Holding — Schell, J.
- The United States District Court for the Eastern District of Texas held that the information regarding revenues and profits from other stock car races was material and relevant for determining alleged damages, while certain documents and testimony were protected by attorney-client privilege.
Rule
- Information relevant to a plaintiff's claims, including financial data to support damages, must be disclosed in discovery unless protected by a recognized privilege, such as attorney-client privilege.
Reasoning
- The United States District Court for the Eastern District of Texas reasoned that the plaintiffs had adequately demonstrated the relevance of ISC's financial information, which was necessary to calculate their alleged damages from the loss of a second NASCAR race.
- The court found that the requested information could lead to the discovery of admissible evidence.
- Regarding the documents that were inadvertently disclosed, the court determined that ISC had taken reasonable precautions to prevent disclosure and acted promptly to remedy the error, thus maintaining the attorney-client privilege.
- The court also noted that the privilege applies to communications made for legal advice, and the relationship between ISC and its financial professionals supported the claim of privilege.
- However, the court denied ISC's motion for a protective order concerning topics related to revenues and profits, emphasizing that the relevance of such information outweighed any potential prejudice to ISC.
Deep Dive: How the Court Reached Its Decision
Relevance of Financial Information
The court reasoned that the financial information regarding ISC's revenues and profits from other stock car races was directly relevant to the plaintiffs' claims for damages.
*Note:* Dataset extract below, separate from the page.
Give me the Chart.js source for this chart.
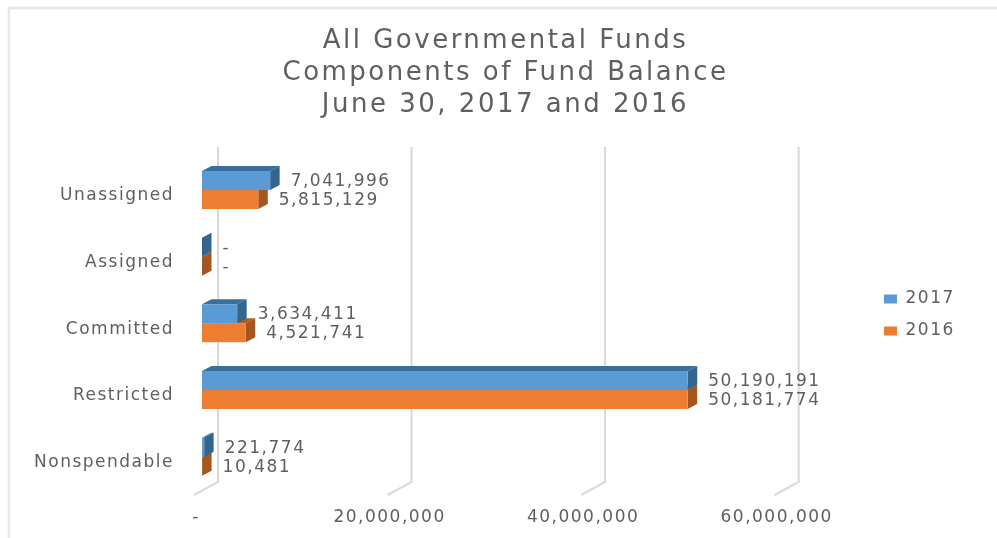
<!DOCTYPE html>
<html>
<head>
<meta charset="utf-8">
<title>All Governmental Funds</title>
<script src="https://cdn.jsdelivr.net/npm/chart.js@4"></script>
<style>
  html, body { margin: 0; padding: 0; background: #fff; }
  canvas { display: block; }
</style>
</head>
<body>
<canvas id="chart" width="997" height="538"></canvas>
<script>
var categories = ['Unassigned', 'Assigned', 'Committed', 'Restricted', 'Nonspendable'];
var values2017 = [7041996, 0, 3634411, 50190191, 221774];
var values2016 = [5815129, 0, 4521741, 50181774, 10481];
var axisTicks = [0, 20000000, 40000000, 60000000];
var titleLines = ['All Governmental Funds', 'Components of Fund Balance', 'June 30, 2017 and 2016'];

var textColor = '#5f5f5f';
var fontFamily = '"DejaVu Sans", sans-serif';
var faceColors = [
  { top: '#3a6e9e', side: '#33658f' },
  { top: '#ad5c22', side: '#a5561f' }
];

function formatValue(v) {
  return v === 0 ? '-' : v.toLocaleString('en-US');
}

// fake depth: the top and side face of every bar, plus the back wall lines
var depthPlugin = {
  id: 'depth',
  beforeDraw: function(chart) {
    var ctx = chart.ctx;
    ctx.letterSpacing = '1.5px';
    ctx.save();
    ctx.strokeStyle = '#e8e8e8';
    ctx.lineWidth = 2.5;
    ctx.beginPath();
    ctx.moveTo(9, 538);
    ctx.lineTo(9, 8);
    ctx.lineTo(997, 8);
    ctx.stroke();
    ctx.restore();
  },
  afterLayout: function(chart) {
    var legend = chart.legend;
    var w = legend.right - legend.left;
    legend.left = 869;
    legend.right = 869 + w;
    legend.top += 46;
    legend.bottom += 46;
  },
  beforeDatasetsDraw: function(chart) {
    var ctx = chart.ctx;
    var xScale = chart.scales.x;
    var dx = 9.5, dy = 5;

    ctx.save();
    ctx.strokeStyle = '#d9d9d9';
    ctx.lineWidth = 2;
    xScale.ticks.forEach(function(t) {
      var px = xScale.getPixelForValue(t.value);
      ctx.beginPath();
      ctx.moveTo(px + 16, 147);
      ctx.lineTo(px + 16, 482);
      ctx.lineTo(px - 8, 495);
      ctx.stroke();
    });

    // last dataset first so the upper bar sits over the lower one
    for (var d = chart.data.datasets.length - 1; d >= 0; d--) {
      chart.getDatasetMeta(d).data.forEach(function(bar) {
        var y0 = bar.y - bar.height / 2;
        var y1 = bar.y + bar.height / 2;
        ctx.fillStyle = faceColors[d].top;
        ctx.beginPath();
        ctx.moveTo(bar.base, y0);
        ctx.lineTo(bar.base + dx, y0 - dy);
        ctx.lineTo(bar.x + dx, y0 - dy);
        ctx.lineTo(bar.x, y0);
        ctx.closePath();
        ctx.fill();
        ctx.fillStyle = faceColors[d].side;
        ctx.beginPath();
        ctx.moveTo(bar.x, y0);
        ctx.lineTo(bar.x + dx, y0 - dy);
        ctx.lineTo(bar.x + dx, y1 - dy);
        ctx.lineTo(bar.x, y1);
        ctx.closePath();
        ctx.fill();
      });
    }
    ctx.restore();
  },
  afterDatasetsDraw: function(chart) {
    var ctx = chart.ctx;
    ctx.save();
    ctx.fillStyle = textColor;
    ctx.font = '17px ' + fontFamily;
    ctx.textAlign = 'left';
    ctx.textBaseline = 'middle';
    chart.data.datasets.forEach(function(ds, d) {
      chart.getDatasetMeta(d).data.forEach(function(bar, i) {
        ctx.fillText(formatValue(ds.data[i]), bar.x + 20.5, bar.y + 1);
      });
    });
    ctx.restore();
  },
  afterInit: function(chart) {
    // the title runs wider than the other text
    var block = chart.titleBlock;
    var draw = block.draw;
    block.draw = function() {
      chart.ctx.letterSpacing = '2.5px';
      draw.call(block);
      chart.ctx.letterSpacing = '1.5px';
    };
  }
};

var chart = new Chart(document.getElementById('chart').getContext('2d'), {
  type: 'bar',
  plugins: [depthPlugin],
  data: {
    labels: categories,
    datasets: [
      { label: '2017', data: values2017, backgroundColor: '#5b9bd5', categoryPercentage: 0.57, barPercentage: 1 },
      { label: '2016', data: values2016, backgroundColor: '#ed7d31', categoryPercentage: 0.57, barPercentage: 1 }
    ]
  },
  options: {
    indexAxis: 'y',
    responsive: false,
    animation: false,
    layout: { padding: { left: 14, right: 0, top: 0, bottom: 0 } },
    plugins: {
      title: {
        display: true,
        text: titleLines,
        color: textColor,
        font: { family: fontFamily, size: 26, weight: 'normal', lineHeight: 32 / 26 },
        padding: { top: 25, bottom: 35.7 }
      },
      legend: {
        position: 'right',
        labels: {
          boxWidth: 13,
          boxHeight: 9,
          padding: 15,
          color: textColor,
          font: { family: fontFamily, size: 17 }
        }
      },
      tooltip: { enabled: false }
    },
    scales: {
      x: {
        min: 0,
        max: 72870000,
        grid: { display: false, drawTicks: false },
        border: { display: false },
        afterFit: function(s) { s.height = 48; },
        afterBuildTicks: function(s) {
          s.ticks = axisTicks.map(function(v) { return { value: v }; });
        },
        ticks: {
          maxRotation: 0,
          autoSkip: false,
          padding: 17,
          labelOffset: -6,
          color: textColor,
          font: { family: fontFamily, size: 17 },
          callback: function(v) { return formatValue(v); }
        }
      },
      y: {
        grid: { display: false, drawTicks: false },
        border: { display: false },
        afterFit: function(s) { s.width = 188; },
        ticks: {
          padding: 28,
          labelOffset: 6,
          color: textColor,
          font: { family: fontFamily, size: 17 }
        }
      }
    }
  }
});
</script>
</body>
</html>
The plaintiffs contended that they were entitled to compensation for the loss of a second NASCAR race, which would have generated significant profits. The court recognized that understanding ISC's financial performance at other events could provide a basis for estimating the damages the plaintiffs claimed. By asserting that the requested financial data could lead to admissible evidence, the court highlighted the broad scope of discovery under the Federal Rules of Civil Procedure, which allows for the gathering of information that is reasonably calculated to aid in the litigation process. The court concluded that the plaintiffs had adequately articulated the relevance of this information, thus rejecting ISC's assertion that such data was irrelevant to the case.
Attorney-Client Privilege
The court determined that certain documents related to the economic value of sanction agreements were protected by attorney-client privilege. ISC had retained an independent appraisal firm to assist in evaluating these agreements, and the court found that the communications made in this context were intended to provide legal advice. The court emphasized that the privilege applies to communications made for the purpose of securing legal services and that the relationship between ISC and its financial professionals supported this claim of privilege. Additionally, the court noted that ISC had taken reasonable precautions to prevent the inadvertent disclosure of privileged documents and acted promptly to rectify the error once it was discovered. Consequently, the court upheld ISC's claim of privilege for the inadvertently disclosed documents, reinforcing the importance of maintaining confidentiality in attorney-client communications.
Work-Product Doctrine
In its analysis, the court also considered the applicability of the work-product doctrine, which provides protection for materials prepared in anticipation of litigation. However, the court ultimately determined that the documents in question fell under the attorney-client privilege rather than the work-product doctrine. This distinction was important, as the court's ruling on the attorney-client privilege meant that it did not need to address the work-product claim in detail. The work-product doctrine typically protects against the disclosure of an attorney's mental impressions and strategies, but in this case, the attorney-client privilege was deemed sufficient to protect the communications related to the appraisal of intangible assets. Thus, while the doctrine was acknowledged, it was not the primary basis for the court's decision regarding document protection.
Prejudice to ISC
The court also assessed ISC's claims of potential prejudice in disclosing its financial information. ISC argued that revealing detailed financial data would be detrimental to its competitive standing in the industry. However, the court found that the relevance of the requested financial information outweighed any potential harm to ISC. The court distinguished the current case from previous rulings where competitive sensitivities had been acknowledged, asserting that the plaintiffs had a legitimate interest in the financial data to support their damage claims. The court emphasized that disclosure of financial information is common in litigation, particularly when it relates to claims for punitive damages, and therefore, any claimed prejudice did not constitute sufficient grounds for a protective order regarding this information.
Conclusion of the Court
In conclusion, the court granted the plaintiffs' motion to compel production of certain financial documents while also upholding the attorney-client privilege over specific communications. The court ordered ISC to produce the relevant financial information to assist the plaintiffs in substantiating their claims for damages. Conversely, the court granted ISC's motion for a protective order in relation to certain documents that were deemed privileged. The court's rulings reflected a careful balancing of the principles of discovery and privilege, highlighting the importance of relevant financial data in establishing claims for compensatory and punitive damages while also protecting the confidentiality of legal communications. Ultimately, the court's decisions aimed to further the interests of justice and ensure that the litigation process remained transparent and fair for both parties involved.